U.S. SECURITIES AND EXCHANGE COMMISSION
WASHINGTON, D.C. 20549
 
FORM 8-K
Current Report Pursuant to Section 13 or 15(d) of
The Securities Exchange Act of 1934
Date of Report (date of earliest event reported): March 25, 2009
AMB PROPERTY CORPORATION
(Exact name of registrant as specified in its charter)
         
Maryland   001-13545   94-3281941
         
(State or other jurisdiction of   (Commission file number)   (I.R.S. employer identification
incorporation)       number)
Pier 1, Bay 1, San Francisco, California 94111
(Address of principal executive offices) (Zip code)
415-394-9000
(Registrant’s telephone number, including area code)
n/a
(Former name or former address, if changed since last report)
Check the appropriate box below if the Form 8-K filing is intended to simultaneously satisfy the filing obligation of the registrant under any of the following provisions (see General Instruction A.2. below):
o   Written communications pursuant to Rule 425 under the Securities Act (17 CFR 230.425)
 
o   Soliciting material pursuant to Rule 14a-12 under the Exchange Act (17 CFR 240.14a-12)
 
o   Pre-commencement communications pursuant to Rule 14d-2(b) under the Exchange Act (17 CFR 240.14d-2(b))
 
o   Pre-commencement communications pursuant to Rule 13e-4(c) under the Exchange Act (17 CFR 240.13e-4(c))
 
 


 

ITEM 8.01 OTHER EVENTS.
On March 25, 2009, we entered into an underwriting agreement with Merrill Lynch, Pierce, Fenner & Smith Incorporated, J.P. Morgan Securities Inc. and Morgan Stanley & Co.
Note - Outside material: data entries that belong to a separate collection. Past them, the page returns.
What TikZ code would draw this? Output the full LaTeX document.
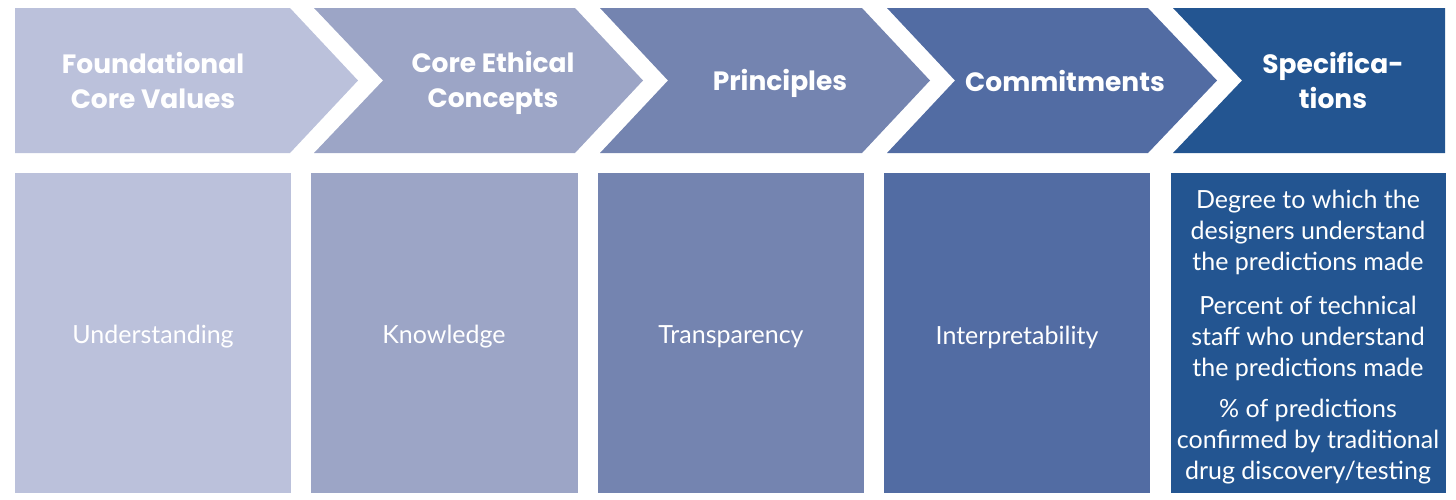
\documentclass[tikz,border=0pt]{standalone}
\usepackage{fontspec}
\setmainfont{Lato}
\newfontfamily\headfont{Poppins}
\definecolor{cA}{RGB}{187,193,219}
\definecolor{cB}{RGB}{156,165,198}
\definecolor{cC}{RGB}{116,132,176}
\definecolor{cD}{RGB}{82,108,163}
\definecolor{cE}{RGB}{35,85,145}
\begin{document}
\begin{tikzpicture}[x=1pt,y=-1pt,
  head/.style={text=white,align=center,inner sep=0pt,font=\headfont\bfseries\fontsize{26.5}{35}\selectfont},
  body/.style={text=white,align=center,inner sep=0pt,font=\fontsize{25}{31}\selectfont}]
\useasboundingbox (0,0) rectangle (1456,499);
% chevrons
\fill[cA] (15,8) -- (290,8) -- (358,80.5) -- (290,153) -- (15,153) -- cycle;
\fill[cB] (314,8) -- (575,8) -- (643,80.5) -- (575,153) -- (314,153) -- (383,80.5) -- cycle;
\fill[cC] (600,8) -- (862,8) -- (930,80.5) -- (862,153) -- (600,153) -- (668,80.5) -- cycle;
\fill[cD] (887,8) -- (1148,8) -- (1217,80.5) -- (1148,153) -- (887,153) -- (955,80.5) -- cycle;
\fill[cE] (1173,8) -- (1445,8) -- (1445,153) -- (1173,153) -- (1242,80.5) -- cycle;
% headings
\node[head] (h1) at (153,80) {Foundational\\Core Values};
\node[head] (h2) at (493,83) {Core Ethical\\Concepts};
\node[head] (h3) at (780,83) {Principles};
\node[head] (h4) at (1065,81) {Commitments};
\node[head] (h5) at (1333,80) {Specifica-\\tions};
% boxes
\fill[cA] (15,173) rectangle (291,493);
\fill[cB] (311,173) rectangle (578,493);
\fill[cC] (598,173) rectangle (864,493);
\fill[cD] (884,173) rectangle (1150,493);
\fill[cE] (1171,173) rectangle (1446,493);
\node[body] (b1) at (153,337) {Understanding};
\node[body] (b2) at (444,337) {Knowledge};
\node[body] (b3) at (731,337) {Transparency};
\node[body] (b4) at (1017,337) {Interpretability};
\node[body] (s1) at (1308,232) {Degree to which the\\designers understand\\the predictions made};
\node[body] (s2) at (1308,338) {Percent of technical\\staff who understand\\the predictions made};
\node[body] (s3) at (1308,442) {\% of predictions\\confirmed by traditional\\drug discovery/testing};
\end{tikzpicture}
\end{document}
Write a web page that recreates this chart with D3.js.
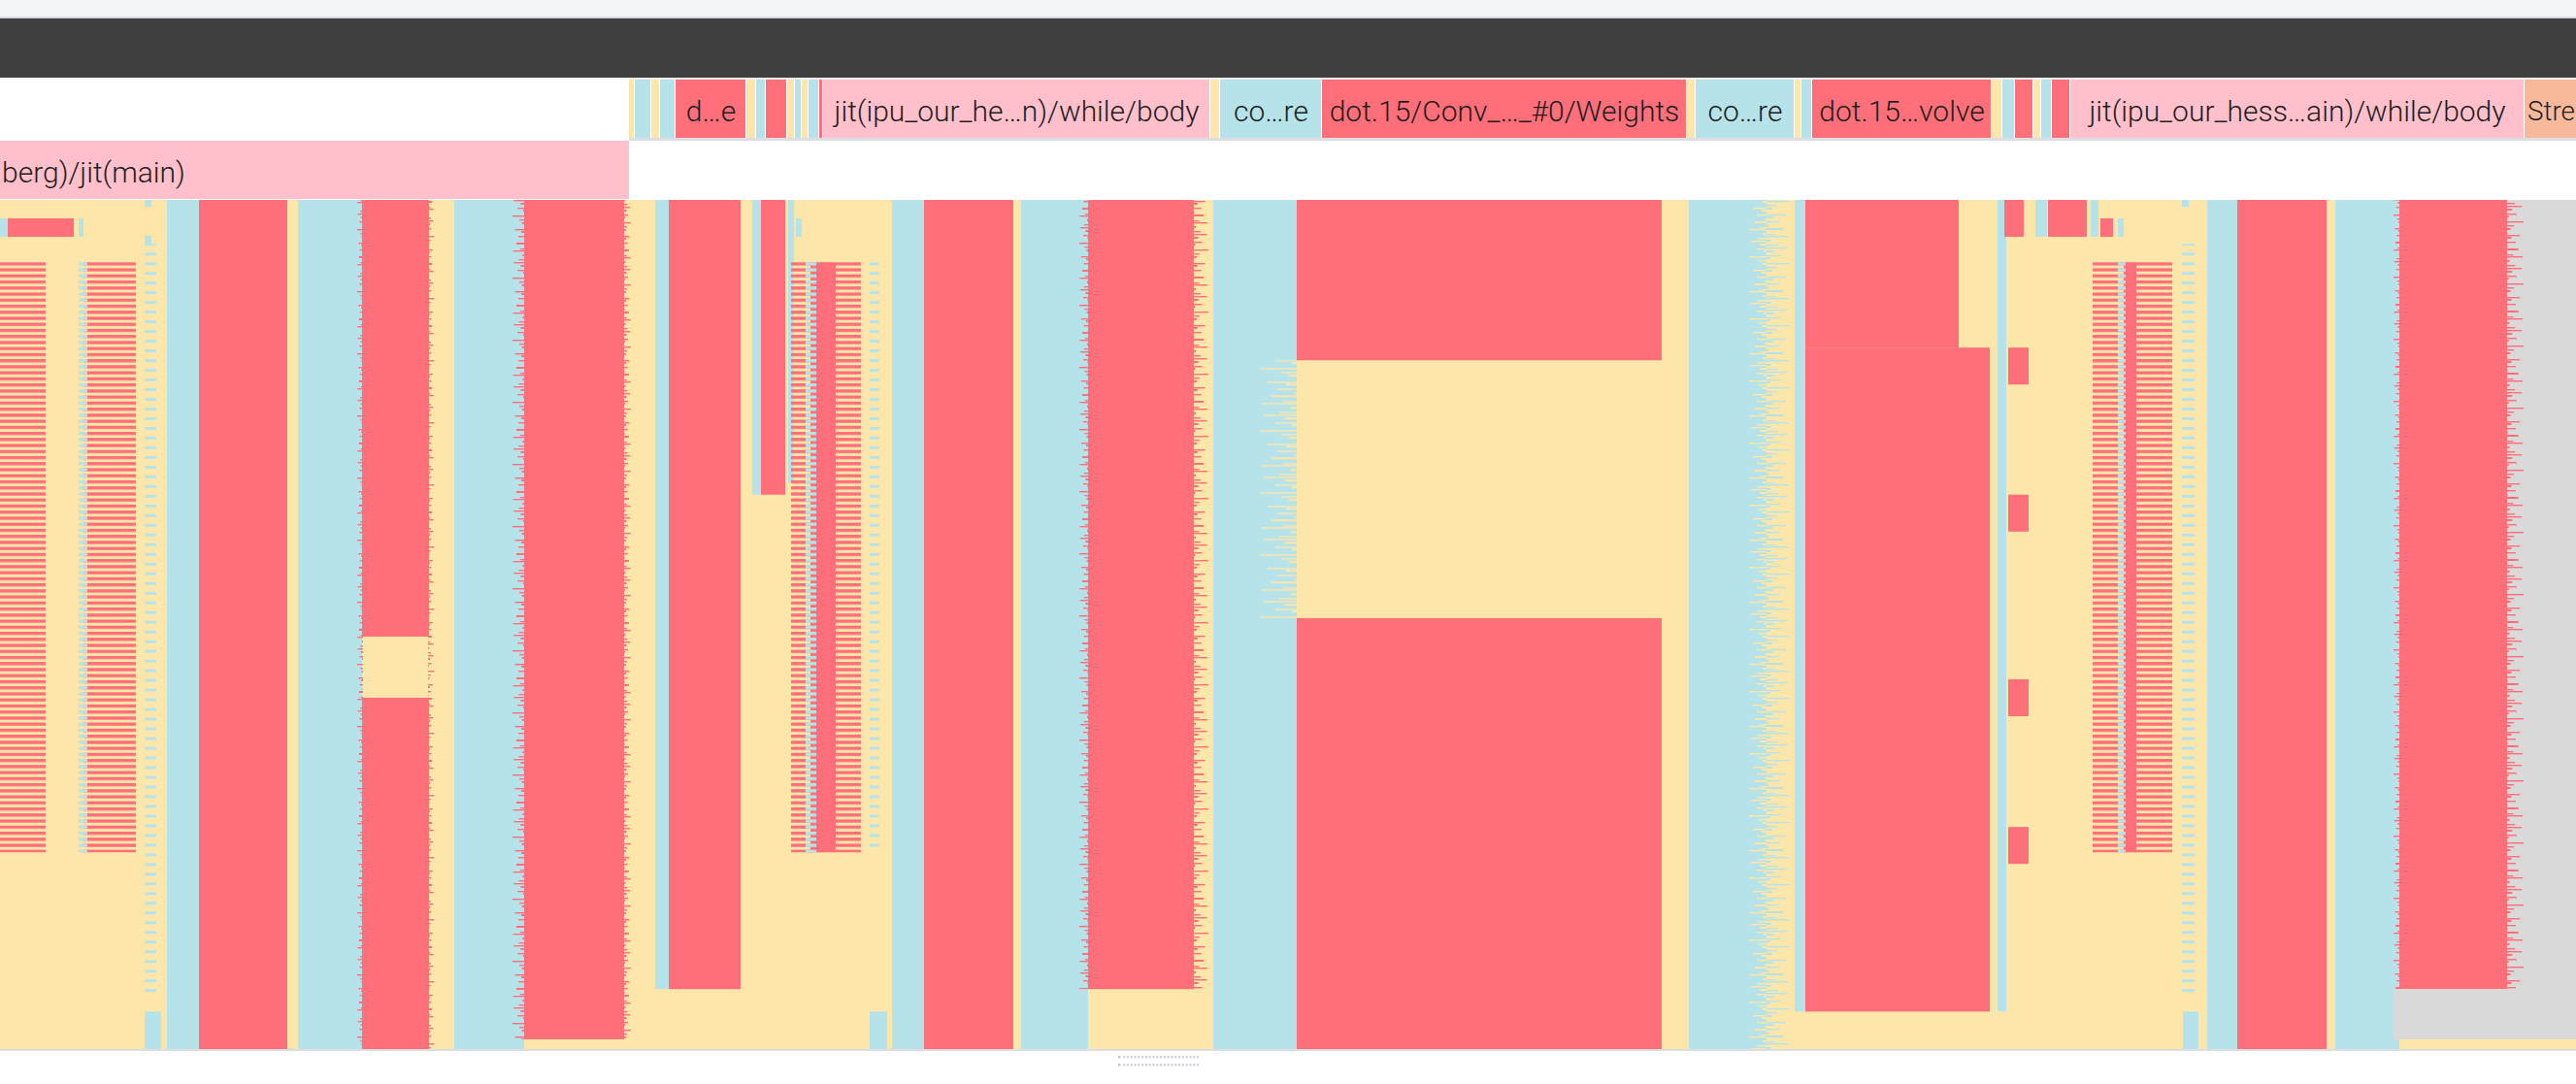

Incorporated, as representatives of the several underwriters named in Schedule I thereto, in connection with the offer and sale by us of 41,250,000 shares of our common stock, par value $0.01 per share, at a price of $12.15 per share. We granted the underwriters an option to purchase up to 6,187,500 additional shares of our common stock to cover over-allotments, which the underwriters exercised in full on March 25, 2009. We expect to receive net proceeds from this offering of approximately $552,711,000 after deducting underwriting discounts and commissions and estimated transaction expenses payable by us of approximately $23,654,625. The shares are being offered and sold under a prospectus supplement and related prospectus filed with the U.S. Securities and Exchange Commission pursuant to our shelf registration statement on Form S-3 (File No. 333-153379). The offering is scheduled to close on March 30, 2009, subject to specified closing conditions. A copy of the underwriting agreement is attached as Exhibit 1.1 to this Current Report on Form 8-K and is incorporated herein by reference.
In connection with the filing of the underwriting agreement, we are filing as Exhibit 5.1 hereto an opinion of our counsel, Ballard Spahr Andrews & Ingersoll, LLP, regarding certain Maryland law issues.
On March 25, 2009, we issued a press release entitled “AMB Property Corporation Announces Pricing of Common Stock Offering,” a copy of which is filed as an exhibit to and incorporated by reference into this report.
ITEM 9.01 FINANCIAL STATEMENTS AND EXHIBITS.
   (d) Exhibits.
The following exhibits are filed as part of this report:
     
     
Exhibit    
Number   Description
 
1.1
  Underwriting Agreement, dated March 25, 2009, by and among AMB Property Corporation, AMB Property, L.P., and Merrill Lynch, Pierce, Fenner & Smith Incorporated, J.P. Morgan Securities Inc. and Morgan Stanley & Co. Incorporated, as representatives of the several underwriters named in Schedule I thereto.
 
   
5.1
  Opinion of Ballard Spahr Andrews & Ingersoll, LLP.
 
   
99.1
  AMB Property Corporation Press Release dated March 25, 2009.

 


 

SIGNATURES
     Pursuant to the requirements of the Securities Exchange Act of 1934, as amended, the registrant has duly caused this report to be signed on its behalf by the undersigned hereunto duly authorized.
         
  AMB Property Corporation
        (Registrant)
 
 
Date: March 25, 2009  By:   /s/ Tamra D. Browne    
    Tamra D. Browne   
    Senior Vice President, General
Counsel and Secretary 
 

 


 

         
  Exhibits
     
Exhibit    
Number   Description
1.1
  Underwriting Agreement, dated March 25, 2009, by and among AMB Property Corporation, AMB Property, L.P., and Merrill Lynch, Pierce, Fenner & Smith Incorporated, J.P. Morgan Securities Inc. and Morgan Stanley & Co. Incorporated, as representatives of the several underwriters named in Schedule I thereto.
 
   
5.1
  Opinion of Ballard Spahr Andrews & Ingersoll, LLP.
 
   
99.1
  AMB Property Corporation Press Release dated March 25, 2009.